Batch fee – What is it?

If you’re a bricks and mortar shop owner you will probably have a credit card terminal in your store which you use throughout the day to charge your customer’s cards for the amount they spend. At the end of the day you will set the machine to collect together, or batch, all the transactions for the day, which it then sends over the phone line to the bank where you keep your merchant account. As with any service, banks charge a fee for this event, called a batch fee.

With newer systems, batching should happen automatically but either way you need to make sure you batch your transactions at least once a day otherwise you will pay higher fees to Visa or MasterCard, because the likelihood that the cardholder’s account may not have enough funds available increases over time. However if you don’t have any transactions to batch you won’t pay a batching fee.

Your bank will tell you that the batching fee is to pay for the software gateway that makes the batching process work, but it is questionable whether it really is a costly affair to them, or not. Internet sellers are fortunate in the fact that online credit card transactions don’t get batched, so online retailers don’t pay batching fees.
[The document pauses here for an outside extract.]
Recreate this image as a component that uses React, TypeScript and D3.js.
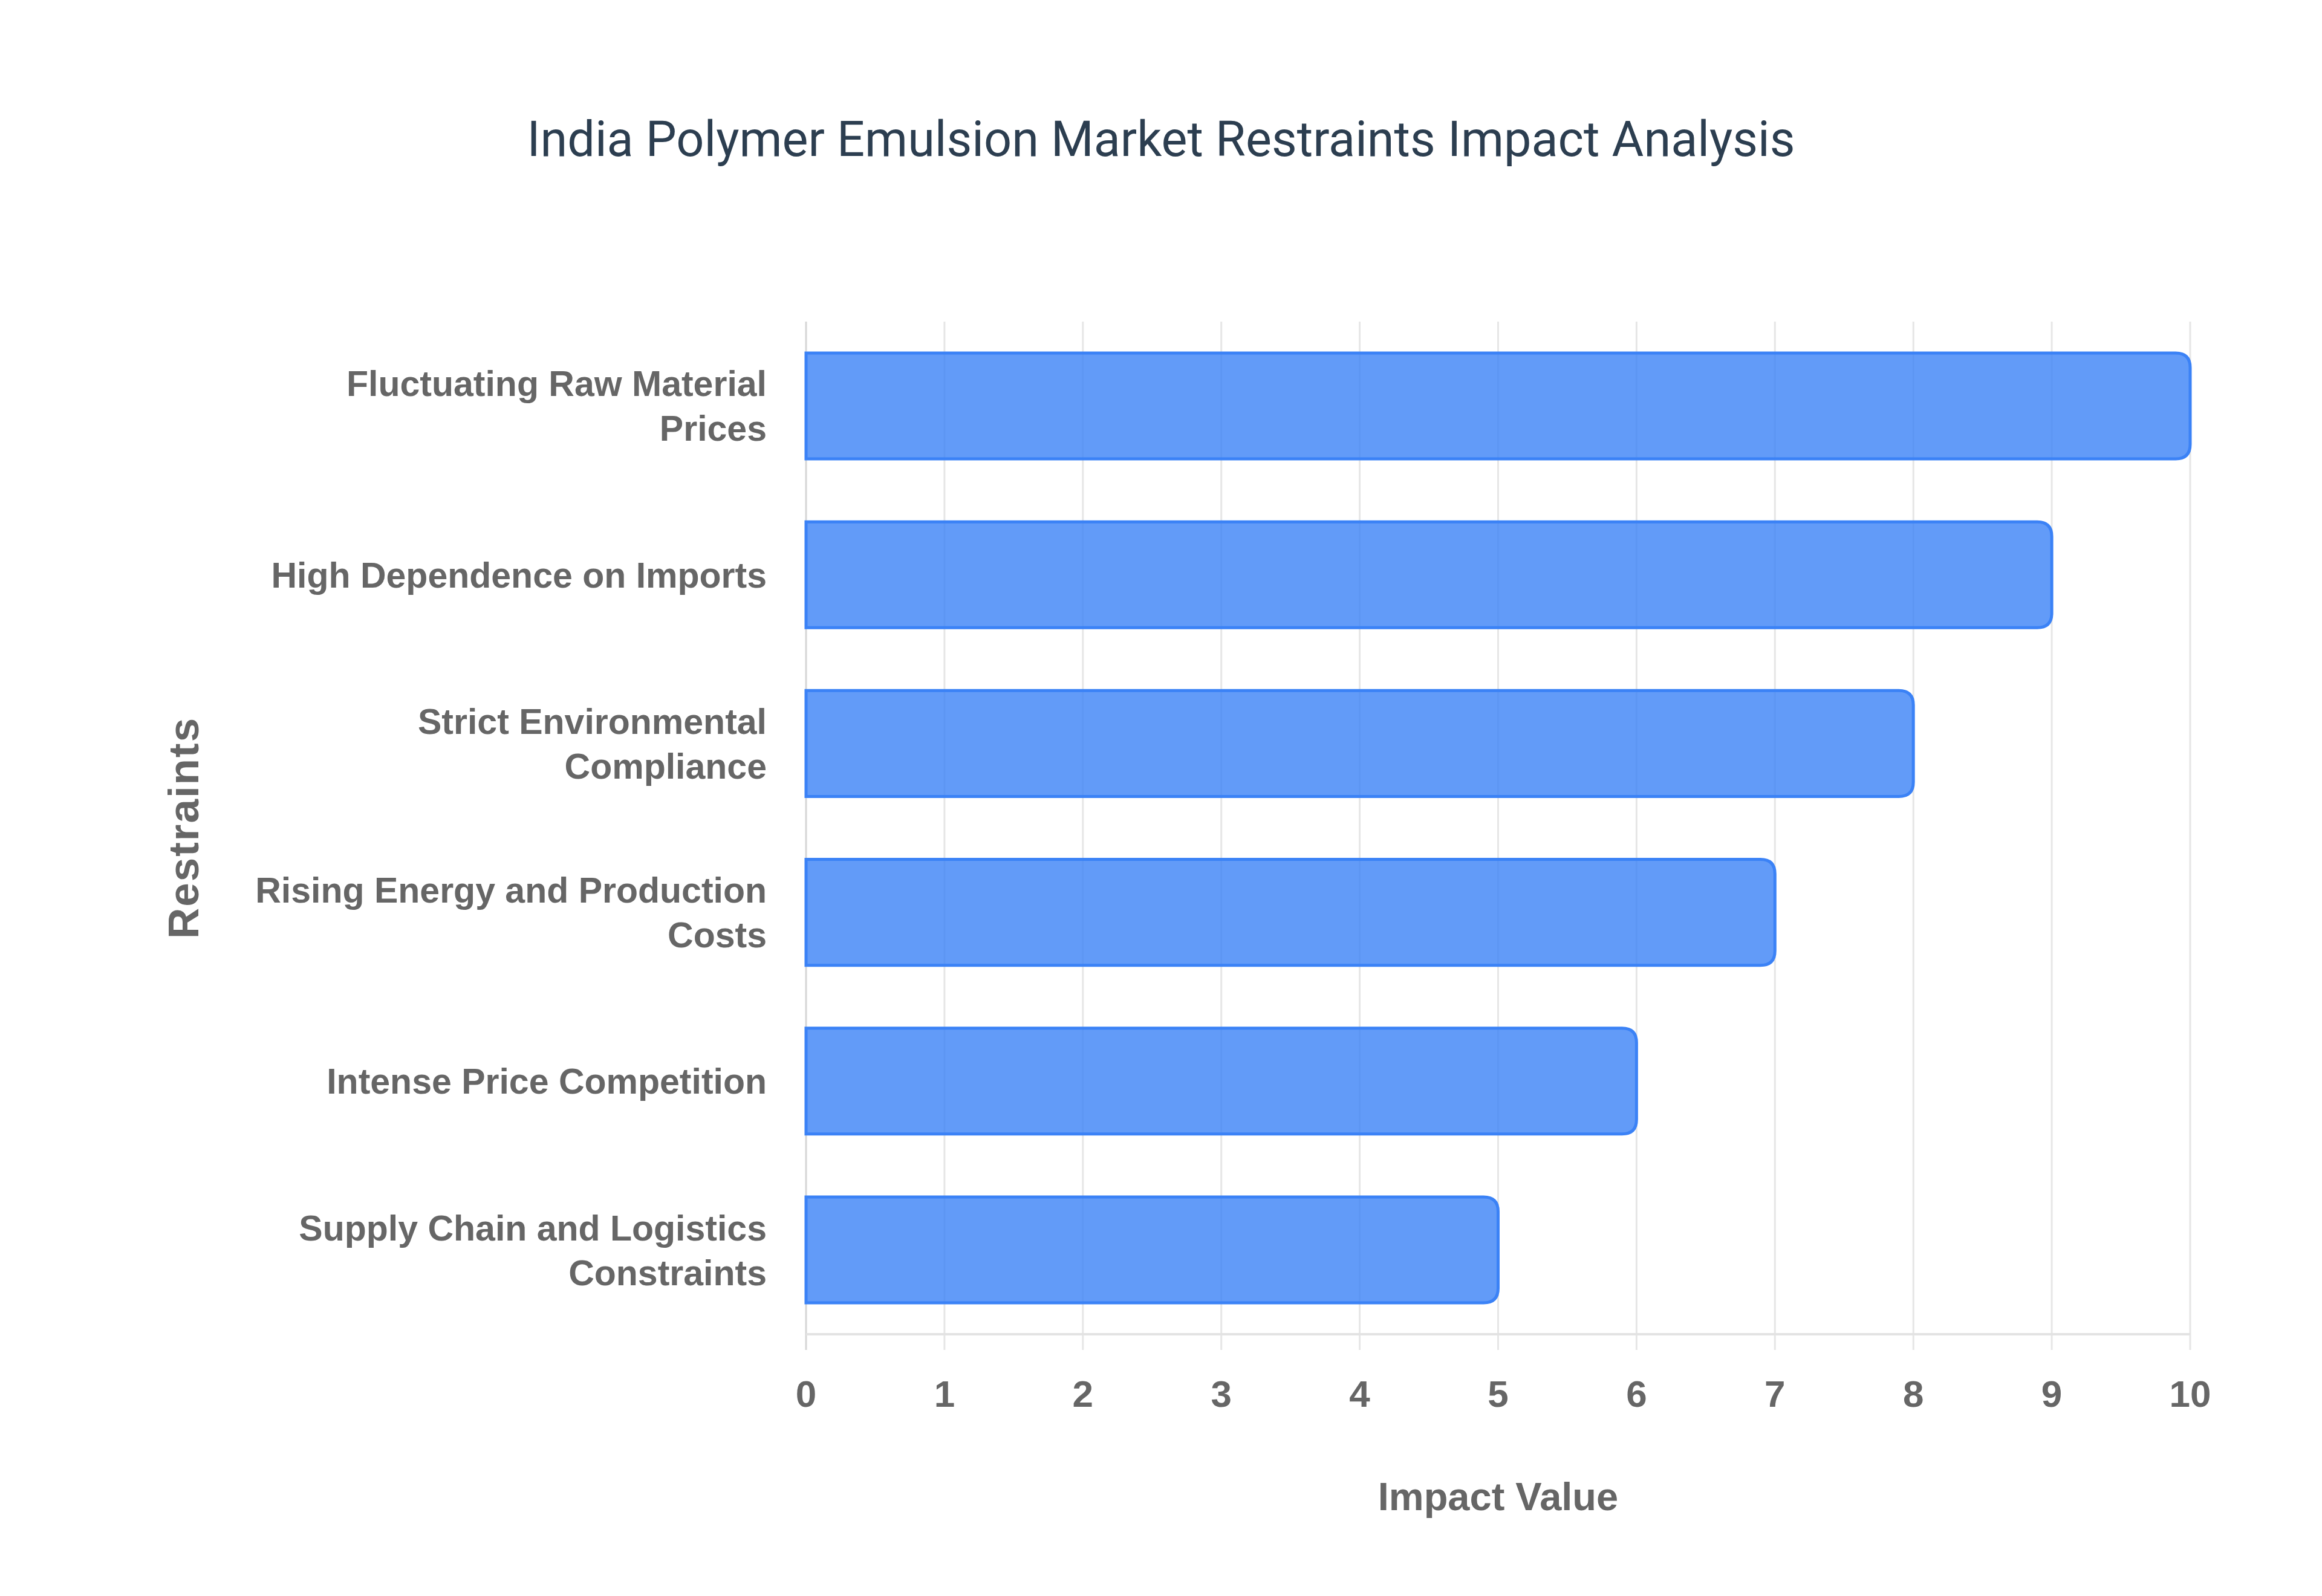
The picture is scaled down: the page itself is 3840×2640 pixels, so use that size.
import React, { useEffect, useRef } from "react";
import * as d3 from "d3";

const restraints = [
  "Fluctuating Raw Material Prices",
  "High Dependence on Imports",
  "Strict Environmental Compliance",
  "Rising Energy and Production Costs",
  "Intense Price Competition",
  "Supply Chain and Logistics Constraints",
];

const labelLines = [
  ["Fluctuating Raw Material", "Prices"],
  ["High Dependence on Imports"],
  ["Strict Environmental", "Compliance"],
  ["Rising Energy and Production", "Costs"],
  ["Intense Price Competition"],
  ["Supply Chain and Logistics", "Constraints"],
];

const impactValues = [10, 9, 8, 7, 6, 5];

const xTicks = [0, 1, 2, 3, 4, 5, 6, 7, 8, 9, 10];

const chartTitle = "India Polymer Emulsion Market Restraints Impact Analysis";
const xTitle = "Impact Value";
const yTitle = "Restraints";

export default function App() {
  const svgRef = useRef<SVGSVGElement | null>(null);

  const drawChart = () => {
    if (!svgRef.current) return;
    document.body.style.margin = "0";

    const width = 3840;
    const height = 2640;
    const margin = { top: 532, right: 218, bottom: 433, left: 1333 };
    const labelFont = "'Liberation Sans', Arial, Helvetica, sans-serif";
    const textGray = "#666666";

    const svg = d3.select(svgRef.current)
      .attr("width", width)
      .attr("height", height);
    svg.selectAll("*").remove();

    svg.append("rect")
      .attr("width", width)
      .attr("height", height)
      .attr("fill", "#ffffff");

    const x = d3.scaleLinear()
      .domain([0, 10])
      .range([margin.left, width - margin.right]);

    const y = d3.scaleBand()
      .domain(restraints)
      .range([margin.top, height - margin.bottom])
      .paddingInner(0.373)
      .paddingOuter(0.186);

    const plotBottom = height - margin.bottom;

    // vertical grid lines, running a little past the axis as ticks
    svg.append("g")
      .selectAll("line")
      .data(xTicks)
      .join("line")
      .attr("x1", d => x(d))
      .attr("x2", d => x(d))
      .attr("y1", margin.top)
      .attr("y2", plotBottom + 26)
      .attr("stroke", d => (d === 0 ? "#d6d6d6" : "#e6e6e6"))
      .attr("stroke-width", 3);

    // bottom axis line
    svg.append("line")
      .attr("x1", x(0))
      .attr("x2", x(10))
      .attr("y1", plotBottom)
      .attr("y2", plotBottom)
      .attr("stroke", "#e3e3e3")
      .attr("stroke-width", 4);

    // bars with rounded right end
    const r = 24;
    const barPath = (v: number, name: string) => {
      const x0 = x(0);
      const x1 = x(v);
      const y0 = y(name) || 0;
      const h = y.bandwidth();
      return `M${x0},${y0} H${x1 - r} Q${x1},${y0} ${x1},${y0 + r} V${y0 + h - r} Q${x1},${y0 + h} ${x1 - r},${y0 + h} H${x0} Z`;
    };

    svg.append("g")
      .selectAll("path")
      .data(impactValues)
      .join("path")
      .attr("d", (d, i) => barPath(d, restraints[i]))
      .attr("fill", "rgba(59, 130, 246, 0.8)")
      .attr("stroke", "#3b82f6")
      .attr("stroke-width", 5);

    // category labels
    const lineGap = 74;
    const yLabels = svg.append("g")
      .selectAll("text")
      .data(restraints)
      .join("text")
      .attr("text-anchor", "end")
      .attr("fill", textGray)
      .attr("font-family", labelFont)
      .attr("font-weight", "bold")
      .attr("font-size", 59);

    yLabels.each(function (name, i) {
      const lines = labelLines[i];
      const cy = (y(name) || 0) + y.bandwidth() / 2;
      d3.select(this)
        .selectAll("tspan")
        .data(lines)
        .join("tspan")
        .attr("x", x(0) - 65)
        .attr("y", (_, j) => cy + (j - (lines.length - 1) / 2) * lineGap + 21)
        .text(t => t);
    });

    // x tick labels
    svg.append("g")
      .selectAll("text")
      .data(xTicks)
      .join("text")
      .attr("x", d => x(d))
      .attr("y", 2327)
      .attr("text-anchor", "middle")
      .attr("fill", textGray)
      .attr("font-family", labelFont)
      .attr("font-weight", "bold")
      .attr("font-size", 62)
      .text(d => String(d));

    // axis titles
    svg.append("text")
      .attr("x", (x(0) + x(10)) / 2)
      .attr("y", 2498)
      .attr("text-anchor", "middle")
      .attr("fill", textGray)
      .attr("font-family", labelFont)
      .attr("font-weight", "bold")
      .attr("font-size", 65)
      .text(xTitle);

    svg.append("text")
      .attr("transform", `translate(328, ${(margin.top + plotBottom) / 2}) rotate(-90)`)
      .attr("text-anchor", "middle")
      .attr("fill", textGray)
      .attr("font-family", labelFont)
      .attr("font-weight", "bold")
      .attr("font-size", 71)
      .attr("letter-spacing", 2)
      .text(yTitle);

    // chart title
    svg.append("text")
      .attr("x", width / 2)
      .attr("y", 258)
      .attr("text-anchor", "middle")
      .attr("fill", "#2c3e50")
      .attr("font-family", "Roboto, 'Noto Sans', sans-serif")
      .attr("font-size", 81)
      .text(chartTitle);
  };

  useEffect(() => {
    drawChart();
  }, []);

  return (
    <div style={{ width: 3840, height: 2640 }}>
      <svg ref={svgRef} style={{ display: "block" }} />
    </div>
  );
}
As a retailer it can become rather difficult for you to assess how much in credit card fees you pay whenever you let a customer pay using their card. This makes it difficult to set profit margins on products and it may even be unfair to expect shoppers that pay cash to pay the same price as those who pay using their card. One way to compensate for all these fees is by adding a percentage surcharge to credit card payments, to encourage shoppers to pay in cash. Paying by card is becoming so commonplace that now that you can hardly expect card holders to pay extra, so this probably isn’t an option.

The good news is that batch fees are on the way out. Communications technology has advanced to the extent that credit and debit card transactions now occur in real time; you no longer have to wait until the end of the day to run all the transactions.

This phenomenon first appeared as internet shopping become more popular. When a customer buys goods or services from an online shop and pays with a credit or debit card, the transactions is completed instantly, online business owners do not have to take any action whatsoever to make sure credit card transactions goes through successfully.

Large retailers these days have electronic systems that are incredibly interconnected. Not only is the credit card terminal linked to the checkout till at point of sale, but credit card terminals are now also directly connected to banking networks, so instead of having to dial a number to connect to the bank, the credit card terminal just talks to the bank’s network, to which it is already connected. This can even occur with wireless terminals through the mobile phone network. As you can see, batch fees, if you are still paying them, is a nuisance that is soon to disappear.